The Boundary Is Physical. The Entropy Should Be Too.
FIPS 140-3 is, at heart, a standard about boundaries. The cryptographic boundary defines what is in scope for validation: the hardware, firmware, software, and interfaces that constitute the cryptographic module. Validation testing proves that the module behaves correctly under defined inputs and resists defined attacks at the boundary surface.
A common architectural compromise is to place the cryptographic primitives inside the boundary while drawing entropy from outside it — a system-level /dev/urandom, a TPM call, an OS API. Each such crossing inherits whatever weaknesses exist on the host: shared microarchitectural state, supply-chain compromise of the OS RNG library, virtualization-induced entropy starvation. The boundary is then permeable in the most consequential dimension.
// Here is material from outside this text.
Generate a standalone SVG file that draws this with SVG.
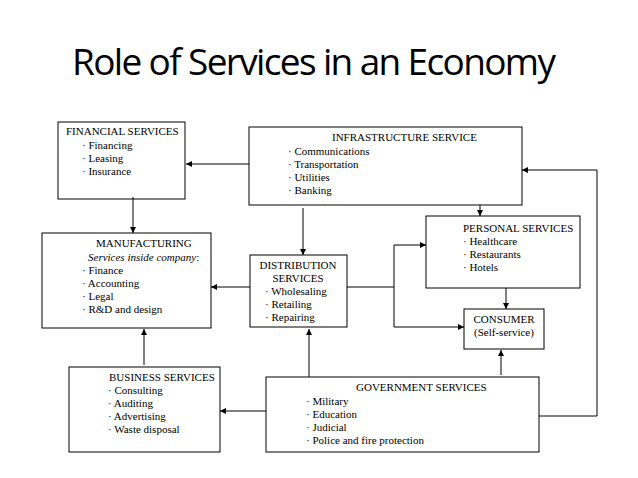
<svg xmlns="http://www.w3.org/2000/svg" width="638" height="478" viewBox="0 0 638 478">
<style>
.b{fill:#fff;stroke:#000;stroke-width:1}
text{font-family:"Liberation Serif",serif;font-size:11px;fill:#000}
.c{fill:none;stroke:#000;stroke-width:1}
</style>
<defs><marker id="a" markerWidth="6" markerHeight="6" refX="6" refY="3" orient="auto" markerUnits="userSpaceOnUse"><path d="M0,0L6,3L0,6z"/></marker></defs>
<rect width="638" height="478" fill="#fff"/>
<text x="72" y="75" style="font-family:'Open Sans','Liberation Sans',sans-serif;font-size:37px" textLength="484">Role of Services in an Economy</text>
<g id="financial"><rect class="b" x="58" y="122" width="127" height="77"/>
<text x="66" y="135">FINANCIAL SERVICES</text><text x="82" y="149">· Financing</text><text x="82" y="162">· Leasing</text><text x="82" y="175">· Insurance</text></g>
<g id="infrastructure"><rect class="b" x="249" y="127" width="273" height="78"/>
<text x="332" y="141">INFRASTRUCTURE SERVICE</text><text x="288" y="155">· Communications</text><text x="288" y="168">· Transportation</text><text x="288" y="181">· Utilities</text><text x="288" y="194">· Banking</text></g>
<g id="personal"><rect class="b" x="426" y="216" width="154" height="72"/>
<text x="463" y="232">PERSONAL SERVICES</text><text x="463" y="245">· Healthcare</text><text x="463" y="258">· Restaurants</text><text x="463" y="271">· Hotels</text></g>
<g id="manufacturing"><rect class="b" x="42" y="233" width="169" height="95"/>
<text x="96" y="247">MANUFACTURING</text><text x="88" y="261"><tspan font-style="italic">Services inside company</tspan>:</text>
<text x="82" y="274">· Finance</text><text x="82" y="287">· Accounting</text><text x="82" y="300">· Legal</text><text x="82" y="313">· R&amp;D and design</text></g>
<g id="distribution"><rect class="b" x="250" y="255" width="97" height="72"/>
<text x="298" y="269" text-anchor="middle">DISTRIBUTION</text><text x="298" y="282" text-anchor="middle">SERVICES</text>
<text x="265" y="295">· Wholesaling</text><text x="265" y="308">· Retailing</text><text x="265" y="321">· Repairing</text></g>
<g id="consumer"><rect class="b" x="464" y="309" width="80" height="40"/>
<text x="504" y="323" text-anchor="middle">CONSUMER</text><text x="504" y="336" text-anchor="middle">(Self-service)</text></g>
<g id="business"><rect class="b" x="69" y="367" width="151" height="85"/>
<text x="109" y="381">BUSINESS SERVICES</text><text x="108" y="394">· Consulting</text><text x="108" y="407">· Auditing</text><text x="108" y="420">· Advertising</text><text x="108" y="433">· Waste disposal</text></g>
<g id="government"><rect class="b" x="266" y="377" width="273" height="75"/>
<text x="356" y="391">GOVERNMENT SERVICES</text><text x="306" y="405">· Military</text><text x="306" y="418">· Education</text><text x="306" y="431">· Judicial</text><text x="306" y="444">· Police and fire protection</text></g>
<g id="connectors">
<path class="c" marker-end="url(#a)" d="M249,164H186"/>
<path class="c" marker-end="url(#a)" d="M133,197V233"/>
<path class="c" marker-end="url(#a)" d="M303,208V255"/>
<path class="c" marker-end="url(#a)" d="M480,205V216"/>
<path class="c" marker-end="url(#a)" d="M250,287H211"/>
<path class="c" d="M347,287H394"/>
<path class="c" marker-end="url(#a)" d="M394,287V245H426"/>
<path class="c" marker-end="url(#a)" d="M394,287V327H464"/>
<path class="c" marker-end="url(#a)" d="M506,288V309"/>
<path class="c" marker-end="url(#a)" d="M501,375V350"/>
<path class="c" marker-end="url(#a)" d="M309,377V329"/>
<path class="c" marker-end="url(#a)" d="M266,411H220"/>
<path class="c" marker-end="url(#a)" d="M144,365V329"/>
<path class="c" marker-end="url(#a)" d="M539,416H597V170H522"/>
</g>
</svg>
Establishing the FIPS Anchor
The cleaner construction is to instantiate the entropy source physically inside the boundary. ATOFIA's mixing protocols (P+1, P−1) operate on hardware that is part of the validated module, with reconstitution events occurring entirely within the cryptographic boundary. The DRBG construction (SP 800-90A) consumes from this internal source; no entropy crosses the boundary inbound.
Why Reconstitution Beats Oscillator Jitter Inside the Boundary
- No inherited host correlation. The source is independent of the surrounding compute substrate.
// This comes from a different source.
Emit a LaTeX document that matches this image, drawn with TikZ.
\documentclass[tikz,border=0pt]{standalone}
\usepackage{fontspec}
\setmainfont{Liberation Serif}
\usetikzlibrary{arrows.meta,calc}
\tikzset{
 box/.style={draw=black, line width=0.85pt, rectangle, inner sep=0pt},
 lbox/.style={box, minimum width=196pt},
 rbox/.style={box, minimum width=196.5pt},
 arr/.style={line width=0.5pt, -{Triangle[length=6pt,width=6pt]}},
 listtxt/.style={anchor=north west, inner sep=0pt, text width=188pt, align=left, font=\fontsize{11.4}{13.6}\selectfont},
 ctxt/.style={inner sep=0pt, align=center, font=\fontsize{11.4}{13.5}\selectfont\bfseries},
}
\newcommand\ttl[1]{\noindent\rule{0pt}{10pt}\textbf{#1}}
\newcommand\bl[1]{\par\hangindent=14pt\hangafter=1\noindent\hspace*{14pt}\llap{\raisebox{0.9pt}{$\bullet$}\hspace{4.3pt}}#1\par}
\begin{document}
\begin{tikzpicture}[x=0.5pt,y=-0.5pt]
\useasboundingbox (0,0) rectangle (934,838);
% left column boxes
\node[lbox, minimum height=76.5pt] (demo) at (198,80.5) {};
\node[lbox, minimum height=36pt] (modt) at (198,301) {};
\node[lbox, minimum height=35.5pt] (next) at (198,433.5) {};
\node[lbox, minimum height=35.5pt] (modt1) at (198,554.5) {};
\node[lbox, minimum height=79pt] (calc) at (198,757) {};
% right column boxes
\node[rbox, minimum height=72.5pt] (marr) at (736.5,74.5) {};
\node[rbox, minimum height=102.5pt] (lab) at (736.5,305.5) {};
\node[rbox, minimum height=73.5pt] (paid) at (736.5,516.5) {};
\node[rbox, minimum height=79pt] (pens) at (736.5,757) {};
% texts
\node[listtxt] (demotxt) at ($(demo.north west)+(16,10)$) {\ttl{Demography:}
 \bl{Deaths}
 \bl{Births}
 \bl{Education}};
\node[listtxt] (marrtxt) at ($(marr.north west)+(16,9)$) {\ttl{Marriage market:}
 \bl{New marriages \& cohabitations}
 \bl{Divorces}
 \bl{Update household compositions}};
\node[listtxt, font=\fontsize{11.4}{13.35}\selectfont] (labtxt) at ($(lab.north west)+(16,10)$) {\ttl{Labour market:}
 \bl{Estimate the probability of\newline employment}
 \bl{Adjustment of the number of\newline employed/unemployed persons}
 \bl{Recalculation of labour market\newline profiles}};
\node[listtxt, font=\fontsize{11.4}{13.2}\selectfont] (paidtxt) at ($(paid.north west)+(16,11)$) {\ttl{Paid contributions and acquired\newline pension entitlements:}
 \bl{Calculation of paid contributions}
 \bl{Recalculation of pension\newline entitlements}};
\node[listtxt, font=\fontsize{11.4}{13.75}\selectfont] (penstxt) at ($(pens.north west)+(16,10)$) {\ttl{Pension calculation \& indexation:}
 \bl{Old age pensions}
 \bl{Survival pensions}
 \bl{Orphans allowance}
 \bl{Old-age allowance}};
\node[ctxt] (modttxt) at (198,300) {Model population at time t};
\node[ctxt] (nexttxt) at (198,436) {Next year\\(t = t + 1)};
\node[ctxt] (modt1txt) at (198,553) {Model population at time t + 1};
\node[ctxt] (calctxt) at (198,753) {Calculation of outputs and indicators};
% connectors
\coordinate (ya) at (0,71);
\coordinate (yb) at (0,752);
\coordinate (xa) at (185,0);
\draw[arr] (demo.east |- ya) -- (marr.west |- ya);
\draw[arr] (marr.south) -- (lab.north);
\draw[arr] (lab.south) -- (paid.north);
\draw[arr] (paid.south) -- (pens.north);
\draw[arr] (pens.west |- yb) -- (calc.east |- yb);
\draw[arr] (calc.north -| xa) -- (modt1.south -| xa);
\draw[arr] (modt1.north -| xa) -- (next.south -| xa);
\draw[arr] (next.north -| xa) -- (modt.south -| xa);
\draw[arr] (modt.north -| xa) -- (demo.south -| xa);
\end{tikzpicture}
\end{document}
- No periodic recalibration anomalies. Reconstitution does not depend on a free-running counter that can be perturbed by environmental conditioning.
- Cleaner SP 800-90B characterization. The min-entropy claim is grounded in physical formulations rather than oscillator-jitter modeling assumptions.
Module Design Implications
For module designers pursuing FIPS 140-3 Level 3 or Level 4, the architectural simplification is meaningful. The validation package can describe a single, physically contained noise source with measurable entropy characteristics, rather than a cross-boundary chain of trust assumptions about the host. The module's correctness no longer depends on the host's hygiene; it depends only on the module itself — which is what the standard's boundary concept was always meant to enforce.